**WHAT THE EXERCISE ASKS:**
Everything from the line containing "Rebuild this chart" through the line containing "plt.rcParams['font.family'] = ['Lato', 'DejaVu" must be written out exactly, and nothing more; leave any pictures out.

**TASK MATERIAL:**
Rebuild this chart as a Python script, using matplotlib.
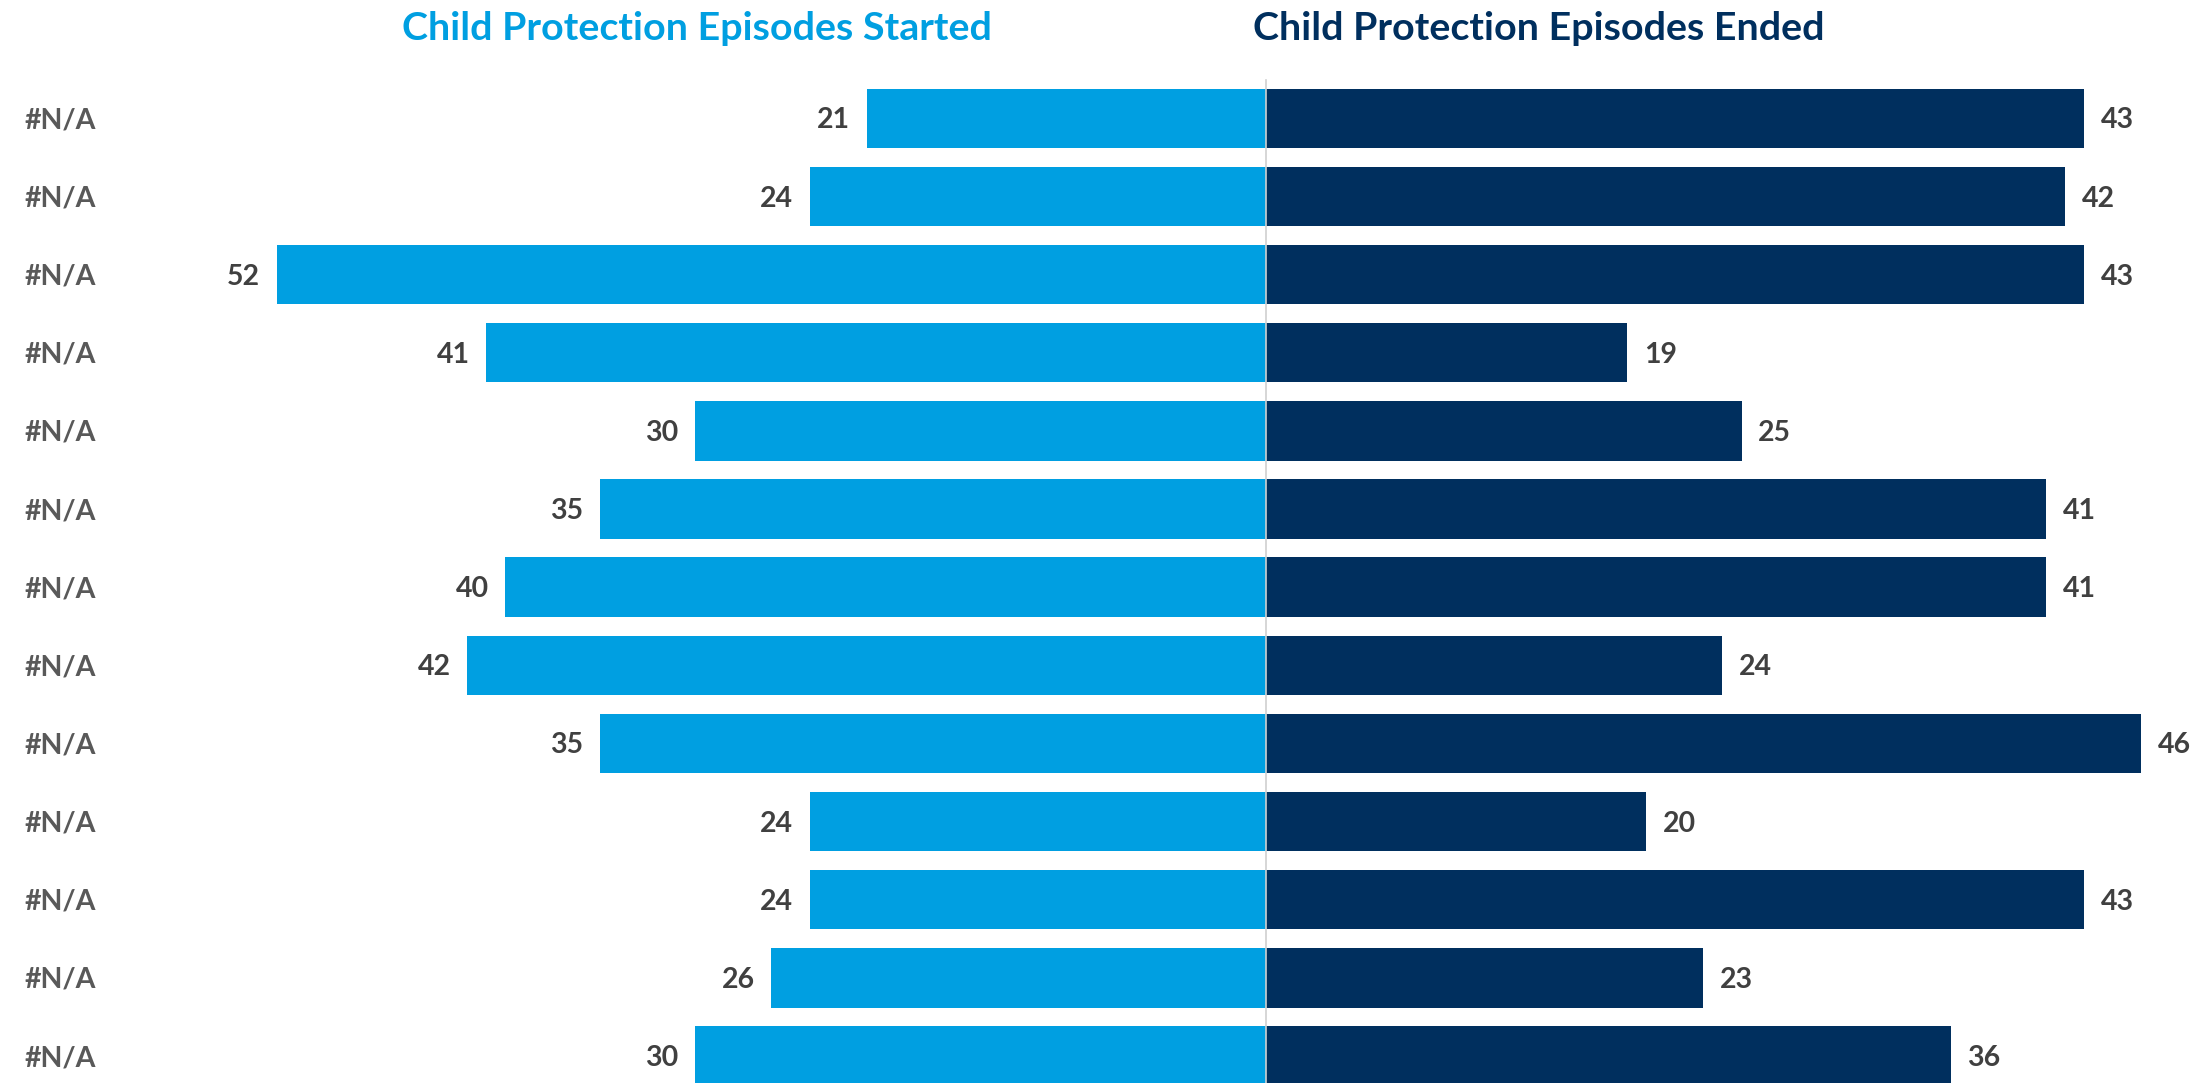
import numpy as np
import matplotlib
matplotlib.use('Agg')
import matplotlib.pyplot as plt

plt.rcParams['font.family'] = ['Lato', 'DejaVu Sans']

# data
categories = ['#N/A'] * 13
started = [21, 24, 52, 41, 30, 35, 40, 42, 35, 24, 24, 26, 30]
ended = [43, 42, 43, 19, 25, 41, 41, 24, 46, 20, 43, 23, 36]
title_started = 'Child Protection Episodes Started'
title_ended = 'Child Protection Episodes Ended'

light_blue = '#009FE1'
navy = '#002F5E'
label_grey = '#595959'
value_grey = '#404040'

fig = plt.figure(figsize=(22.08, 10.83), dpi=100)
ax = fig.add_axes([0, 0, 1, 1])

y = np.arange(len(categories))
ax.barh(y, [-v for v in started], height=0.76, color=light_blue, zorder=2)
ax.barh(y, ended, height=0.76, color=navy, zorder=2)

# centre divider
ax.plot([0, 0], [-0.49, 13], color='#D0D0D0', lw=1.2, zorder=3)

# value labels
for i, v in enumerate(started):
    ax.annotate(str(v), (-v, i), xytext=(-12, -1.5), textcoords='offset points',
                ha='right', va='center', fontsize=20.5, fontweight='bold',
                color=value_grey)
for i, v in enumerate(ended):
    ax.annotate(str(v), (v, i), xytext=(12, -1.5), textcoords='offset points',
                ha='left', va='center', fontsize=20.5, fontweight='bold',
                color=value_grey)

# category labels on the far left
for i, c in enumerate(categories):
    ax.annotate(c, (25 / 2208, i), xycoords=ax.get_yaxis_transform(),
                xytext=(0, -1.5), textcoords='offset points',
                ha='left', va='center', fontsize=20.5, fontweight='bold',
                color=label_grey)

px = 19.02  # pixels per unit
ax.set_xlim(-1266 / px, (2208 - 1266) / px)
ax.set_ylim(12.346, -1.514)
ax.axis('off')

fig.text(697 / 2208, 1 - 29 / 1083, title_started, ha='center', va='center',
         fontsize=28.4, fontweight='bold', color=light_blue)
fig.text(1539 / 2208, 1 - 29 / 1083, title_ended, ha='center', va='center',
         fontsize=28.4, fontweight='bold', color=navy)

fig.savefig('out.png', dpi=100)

* * *

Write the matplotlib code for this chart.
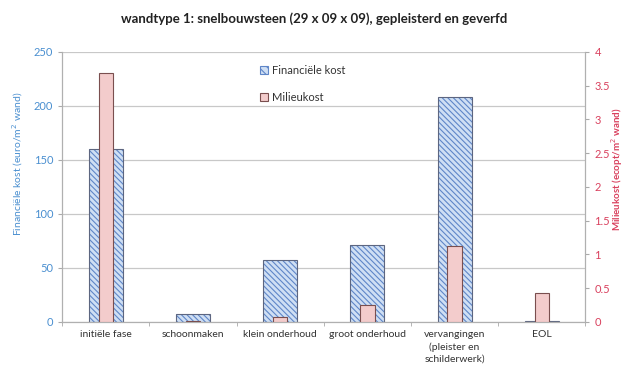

---

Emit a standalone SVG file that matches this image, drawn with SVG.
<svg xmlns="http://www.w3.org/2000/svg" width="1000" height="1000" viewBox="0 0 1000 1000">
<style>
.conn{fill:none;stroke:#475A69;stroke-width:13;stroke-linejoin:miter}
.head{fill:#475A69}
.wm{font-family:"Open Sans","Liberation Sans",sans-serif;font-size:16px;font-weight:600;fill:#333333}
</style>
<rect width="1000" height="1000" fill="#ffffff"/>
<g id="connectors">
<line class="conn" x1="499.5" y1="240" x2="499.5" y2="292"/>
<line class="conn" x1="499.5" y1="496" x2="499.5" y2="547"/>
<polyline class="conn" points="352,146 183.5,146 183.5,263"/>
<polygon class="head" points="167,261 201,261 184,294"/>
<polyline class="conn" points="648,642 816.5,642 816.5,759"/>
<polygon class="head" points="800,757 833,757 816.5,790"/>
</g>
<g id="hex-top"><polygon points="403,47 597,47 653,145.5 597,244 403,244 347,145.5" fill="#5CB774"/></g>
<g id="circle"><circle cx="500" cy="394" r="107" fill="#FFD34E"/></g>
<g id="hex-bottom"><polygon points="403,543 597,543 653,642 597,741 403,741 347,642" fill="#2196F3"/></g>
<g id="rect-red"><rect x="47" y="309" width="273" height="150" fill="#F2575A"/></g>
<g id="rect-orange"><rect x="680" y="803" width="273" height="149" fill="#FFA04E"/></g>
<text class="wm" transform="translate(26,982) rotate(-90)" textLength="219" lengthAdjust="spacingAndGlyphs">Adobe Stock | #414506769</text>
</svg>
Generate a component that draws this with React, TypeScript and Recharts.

**COMPLETE OUTPUT:**
Rebuild this chart as a Python script, using matplotlib.
import numpy as np
import matplotlib
matplotlib.use('Agg')
import matplotlib.pyplot as plt

plt.rcParams['font.family'] = ['Lato', 'DejaVu Sans']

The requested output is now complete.